Sector Scenarios: Schools, Healthcare, Offices And Industrial

Schools: zone lockdowns that keep corridors secure while classrooms allow free egress. Ensure staff have local key overrides and training. Healthcare: balance touchless activation with controlled releases and check delayed egress only after risk assessment. Offices and industry: link turnstiles and machinery interlocks so fire alarms and emergency stops always prioritise safe egress.

Keypad, card reader and intercom.

This image was generated with AI and may not always represent the product or service exactly.

Control Wiring And Integrations That Work In Practice

Use supervised PSUs with battery backup and monitored outputs. Fit a fire relay that drops power to fail-safe devices on alarm while providing a separate controller input for lockdown. Label release devices and test monitored outputs regularly.

A common practical fix is separating the fire-release circuit from the security unlock circuit so a single fault cannot compromise both functions.

Compliance, Accessibility And User Flow

Follow BS EN 16005 for forces, speeds and sensor coverage and design for inclusive access under the Equality Act. Document how each door remains accessible during lockdown and power loss and include alternative routes for mobility-impaired users in the matrix.

For commissioning and safety checks, use our BS EN 16005 automatic door safety audit checklist to confirm operating speeds and detection fields.
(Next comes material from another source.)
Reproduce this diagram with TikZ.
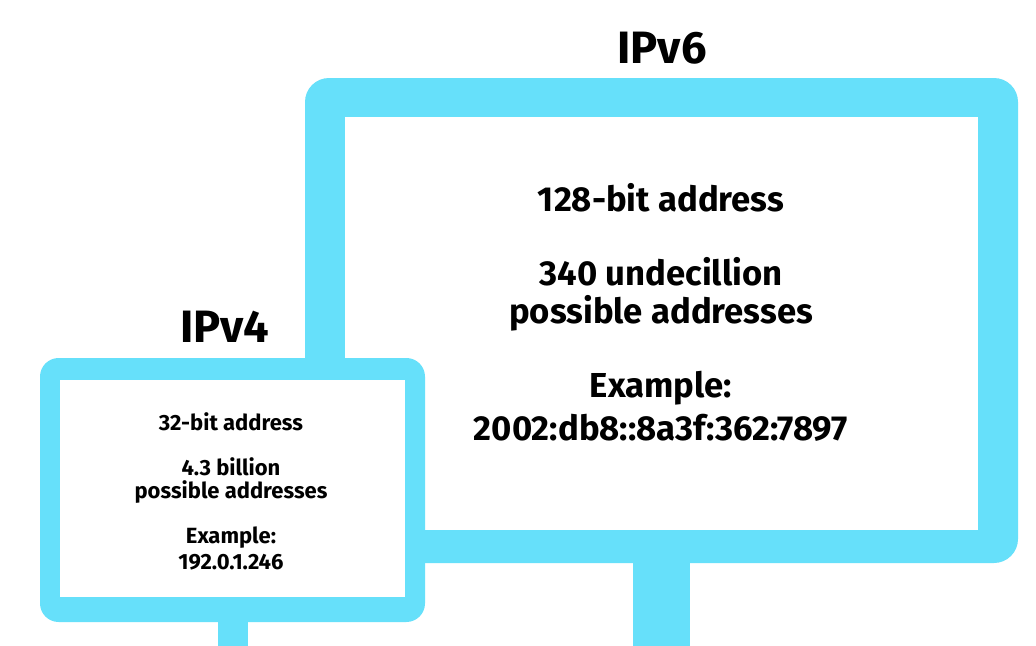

Maintenance, Testing And Documentation

Do weekly fire-release checks and keep logs. Run lockdown drills termly or quarterly depending on risk. Service automated doors at least annually or per usage and record each activity in the handover pack.

Hold a handover pack with the matrix, drawings, wiring schedules, device datasheets and training records. Use change control so any alteration triggers a matrix review.

Implementing Your Matrix With Access Automation

Access Automation begins with a site assessment and stakeholder workshop, drafts the matrix, selects hardware, and then installs and commissions. We witness tests with your fire alarm contractor and provide training and clear documentation.

If you need integrated solutions, talk to us about commercial access control that follows the matrix from day one.

FAQs

How Do I Choose Fail-Safe Or Fail-Secure For Each Door?

Match the lock mode to the door’s route class and escape function. Use fail-safe on escape and final exit routes; consider fail-secure for low-occupancy secure rooms only if mechanical egress and monitored overrides are provided.

Who Needs To Sign Off The Matrix?

Sign-off should include facilities, fire strategy lead, security and the installing contractor. Keep the signed matrix with drawings and wiring schedules.

How Often Should We Test Door Releases And Lockdown?

Weekly checks for fire-release devices and quarterly or termly drills for lockdown scenarios, adjusted to your risk assessment and occupancy patterns. Record and act on failures immediately.

Can Touchless Entry Be Used During Lockdown?

Yes. Controllers can enable or disable touchless sensors per state so entry can be restricted while safe egress remains available.

How Long Does A Retrofit Typically Take?

Times vary by building complexity. Small sites can be done in days; larger, multi-zone buildings need staged workshops, installation and witness testing over weeks. Always schedule commissioning with your fire alarm contractor.